From calls for the EU to elect its first female president to the world’s progress on the UN Sustainable Development Goals

Politicians from across the EU are calling on the EU’s leaders to appoint its first female president. The EU’s 28 heads of state and government will meet following this week’s European Parliamentary Elections to begin the process of selecting a president to lead the EU commission and council from November.

 

The OECD has released the third edition of its annual report on each OECD country’s progress on the UN Sustainable Development Goals (SDG).
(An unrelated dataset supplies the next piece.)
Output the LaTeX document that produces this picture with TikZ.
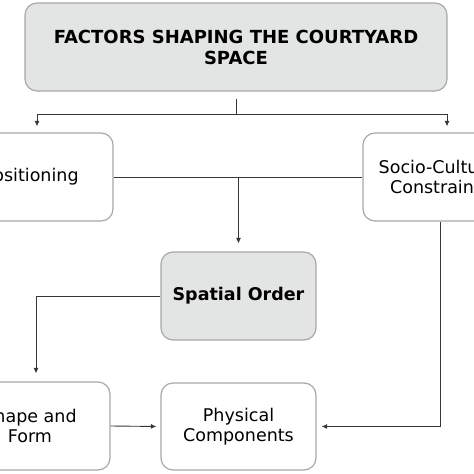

The report, titled, ‘Measuring Distance to the SDG Targets 2019: An Assessment of Where OECD Countries Stand,’ shows OECD countries are closest to achieving SDG 7 (clean and affordable energy), SDG 11 (sustainable cities and communities) and SDG 13 (climate action), but are furthest from reaching SDG 2 (zero hunger), SDG 5 (gender equality), SDG 10 (reduced inequalities) and SDG 16 (peace, justice, and strong institutions).

 

The Association of European Development Finance Institutions (EDFI) has launched a new initiative to deepen cooperation on responsible financing requirements and impact measurement. The goal of the new initiative is to harmonise the EDFI member institution’s approaches to measuring the development impact of investments to provide a clearer picture of the progress and development impact of impact investments.

Related: Swedfund CEO on expansion plans, investment priorities

 

Observers are questioning the Green Climate Fund (GCF)’s choice of partners after its latest report shows 86% of the Fund’s loans have been channelled through international players like the World Bank as opposed to being given directly to developing countries. Critics say this denies resources to the countries that need it most as multinationals tend to focus on countries they have existing relationships with, and it limits the economic impact GCF funding can have in developing countries as multinationals tend to award contracts to multinational contractors rather than local businesses.

 

Though World Health Organisation (WHO) Director-General Tedros Adhanom Ghebreyesus announced the WHO Foundation would be established this year at the 72nd World Health Assembly, reports indicate details of the foundation’s structure, governance, operating model, and legal status are all still at very early stages.

 

Nutrition International has released its plan to mobilise CAD $700 Million in finance to fight malnutrition through 2024. This new investment case is the first of its kind for a global nutrition organisation and lays out ways investment could be used to scale-up proven high-impact, low-cost nutrition interventions.

Related: The Bill & Melinda Gates Foundation Appoints Goalkeepers Advisory Board to Accelerate Progress on the U.N. Sustainable Development Goals

 

The International Planned Parenthood Federation (IPPF)’s Director General Alvaro Bermejo has withdrawn his resignation. Bermejo had planned to step down in the wake of allegations of fraud and sexual misconduct at the organisation, but a spokesperson for the IPPF says Bermejo would now be staying on to help shape reforms of the governance and management structures at the charity.

 

The U.N. Relief and Works Agency for Palestine Refugees in the Near East (UNWRA) is considering major changes in the its funding model and operations in response to the gap in funding created by the US’s decision to cut funding to UNWRA in 2018, a decision that cost UNWRA its largest donor. While the agency was able to make up the shortfall in funding in 2018 through donations from Europe and the Gulf, without the funds previously provided by the US, UNWRA will face ongoing funding shortages in the coming years if it does not make changes to its current operating model.

 

The UK Department of International Development (DFID) is set to invest £33 million of funding in research to develop climate resilient ‘super crops’ enriched with key vitamins and minerals to help alleviate ‘hidden hunger’ in developing countries.

 

Catholic charity Caritas has announced it will close offices in five of the 20 countries in which it operates in the coming months due to shortfalls in funding. Caritas will close offices in Bangladesh, India, Kenya, the Palestinian Territories, and Colombia, but the charity says it plans to reassign employees to other countries so the closures will not result in job cuts. The charity was forced to make the closures following cuts in the Swiss Agency for Development budget for external charities and policy changes at the EU which meant the organisation was no longer eligible for EU humanitarian aid funding.

 

Lu Weiding, Chief Executive of the Wanxiang Group, China’s largest auto components company, has been named China’s most generous philanthropist by the Huron Philanthropist List last year following a USD $720 million donation of shares to a charitable trust in memory of his father.

Related: Alibaba Details Its Social Impact as Jack Ma Prioritizes Philanthropy

 

Amazon Shareholders have rejected a proposal to develop a plan to respond to climate change during the company’s annual meeting this week. The proposal had gathered the support of nearly 7,700 Amazon employees, and would have required the Amazon board of directors to prepare a public plan for ‘disruptions posed by climate change’.